Vukile Property Fund produced its best results in two decades since listing in its year to March 31, and the specialist retail REIT, with some 60% of its assets in Spain is expected to continue to perform well, CEO Lawrence Rapp said.
Vukile reported a 6.2% increase in cash dividend to 112.4 cents per share for the year and 6% growth in its funds from operations (FFO) to 144.5 cents per share, both within guidance.
The group, which owns R34.6 billion in direct properties with 56% of it in Spain making it one of the most rand-hedged REITS on the JSE, also anticipated delivering FFO per share growth of between 3% to 5%, and growth in dividend of between 7% to 9% in the new financial year.
He said in an online presentation there was a misperception that the performance of their portfolio would weaken automatically with a drop in consumer disposable incomes, but 99% of the rental income from its tenants were contractual, and not based on tenant turnover as with other retail RETS.
In addition, 94% of the portfolio tenants in South Africa and 84% in Spain were national or international tenants, with contracts of the highest covenants.
Another defensive aspect was the inclusion of essential services in the centres, while the slight impact of consumer pressure that group had experienced in the South African portfolio in the second half of the past year, was not evident in Spain.
Rapp said he expected tenants might slow their expansion plans due to the weakening disposable incomes, but he did not foresee they would close stores.
He said the time was right for Vukile’s expansion, as there were good opportunities from a valuation perspective in Spain and other offshore markets, and capital raising options were being assessed.
In the South Africa portfolio, some R350 million was being invested in solar and battery power options, which would provide a yield of between 13% and 16%; provide certainty to tenants of available power at 17 of the group shopping centres, between 9am to 4pm at a lower cost than diesel generators; as well as provide shoppers with a full retail experience rather than currently where some stores might have power through load shedding, while others didn’t.

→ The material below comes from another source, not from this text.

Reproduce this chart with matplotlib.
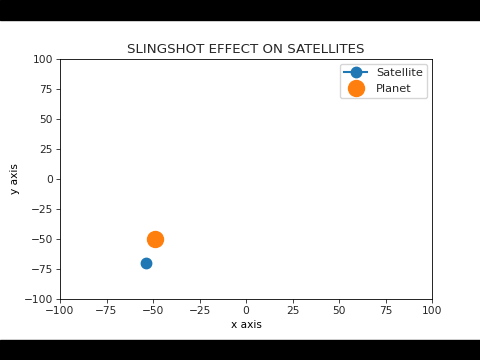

In the past year the South African portfolio continued to deliver “stellar results”, with a 5.8% increase in retail valuations in the year to March 31, and vacancies that had reduced to 2% in the year from 2.6%.
“We are confident that with our strong operating platform, clear strategic direction and solid balance sheet, Vukile is well positioned to manage the global macro-economic headwinds, dampened consumer confidence and specific South African-related challenges, such as load shedding and sluggish economic growth,” said Rapp.
“As we come closer to the peak of the interest rate cycle, Vukile and Castellana Properties Socimi (the subsidiary in Spain) remain well hedged,” he said.
The business was further insulated with a relatively long loan expiry profile and a strong liquidity position, he said.
The Castellana portfolio also outperformed in the past year with normalised net operating income growth of 9%, vacancies at 1.3%, rent collection rate at 99.2%, and an average lease expiry term of 12.6 years.
The strong balance sheet led to a credit rating upgrade – GCR upgraded Vukile’s corporate long-term credit rating to AA (ZA). Liquidity was strong with cash and undrawn debt facilities, and there was a R700m equity raise post year-end.